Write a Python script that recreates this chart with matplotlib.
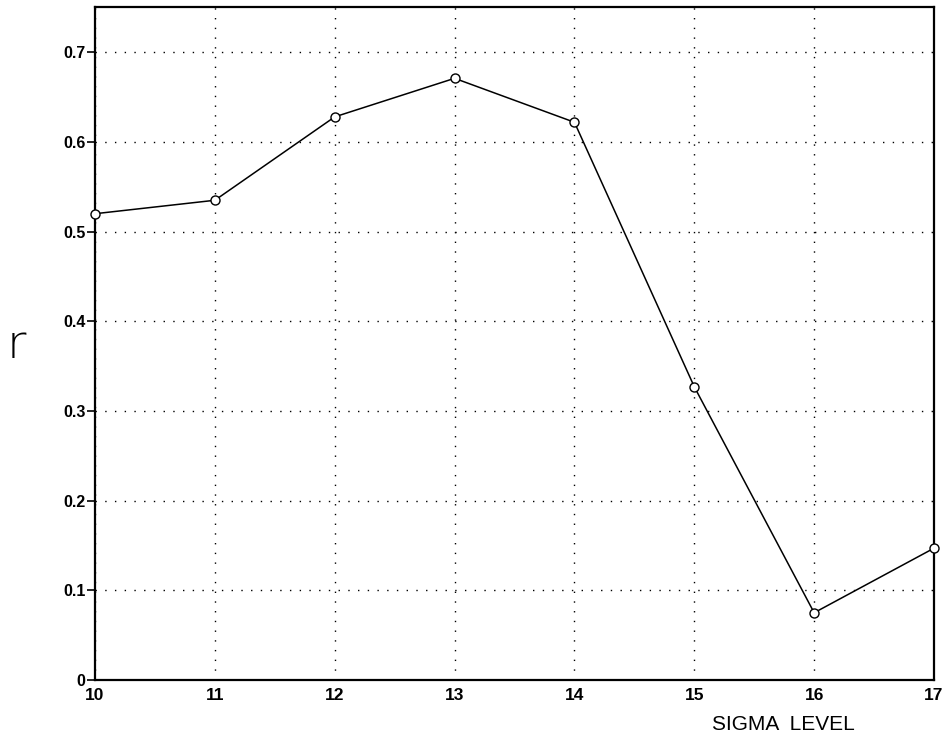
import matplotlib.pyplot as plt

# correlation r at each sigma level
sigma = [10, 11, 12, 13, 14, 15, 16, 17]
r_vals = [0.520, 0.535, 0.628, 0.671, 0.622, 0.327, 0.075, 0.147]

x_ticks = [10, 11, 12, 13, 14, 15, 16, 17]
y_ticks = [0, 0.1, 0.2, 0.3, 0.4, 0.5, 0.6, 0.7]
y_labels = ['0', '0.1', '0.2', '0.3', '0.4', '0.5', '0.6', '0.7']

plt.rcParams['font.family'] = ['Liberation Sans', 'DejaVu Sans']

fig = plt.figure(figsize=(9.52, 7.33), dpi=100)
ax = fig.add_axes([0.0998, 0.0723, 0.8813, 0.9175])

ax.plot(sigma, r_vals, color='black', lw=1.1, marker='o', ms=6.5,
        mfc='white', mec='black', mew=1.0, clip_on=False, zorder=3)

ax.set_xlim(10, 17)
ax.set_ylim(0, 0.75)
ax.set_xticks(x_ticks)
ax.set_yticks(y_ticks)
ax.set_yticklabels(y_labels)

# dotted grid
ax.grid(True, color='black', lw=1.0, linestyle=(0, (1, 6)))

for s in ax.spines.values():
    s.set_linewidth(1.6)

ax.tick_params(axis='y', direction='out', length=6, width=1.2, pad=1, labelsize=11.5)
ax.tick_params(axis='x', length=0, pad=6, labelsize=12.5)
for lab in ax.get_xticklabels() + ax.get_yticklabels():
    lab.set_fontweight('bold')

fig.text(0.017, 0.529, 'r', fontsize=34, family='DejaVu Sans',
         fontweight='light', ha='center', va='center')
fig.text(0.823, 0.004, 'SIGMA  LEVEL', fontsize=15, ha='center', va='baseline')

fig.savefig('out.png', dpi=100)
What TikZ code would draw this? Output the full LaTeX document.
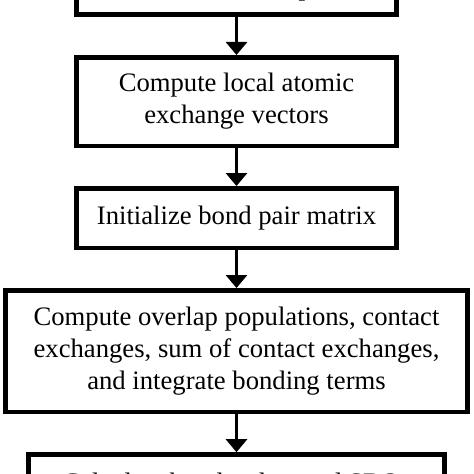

TASK TO COMPLETE: In the entries above, find every line with the word "this" and list it.

TASK ANSWER:
Write a Python script that recreates this chart with matplotlib.
What TikZ code would draw this? Output the full LaTeX document.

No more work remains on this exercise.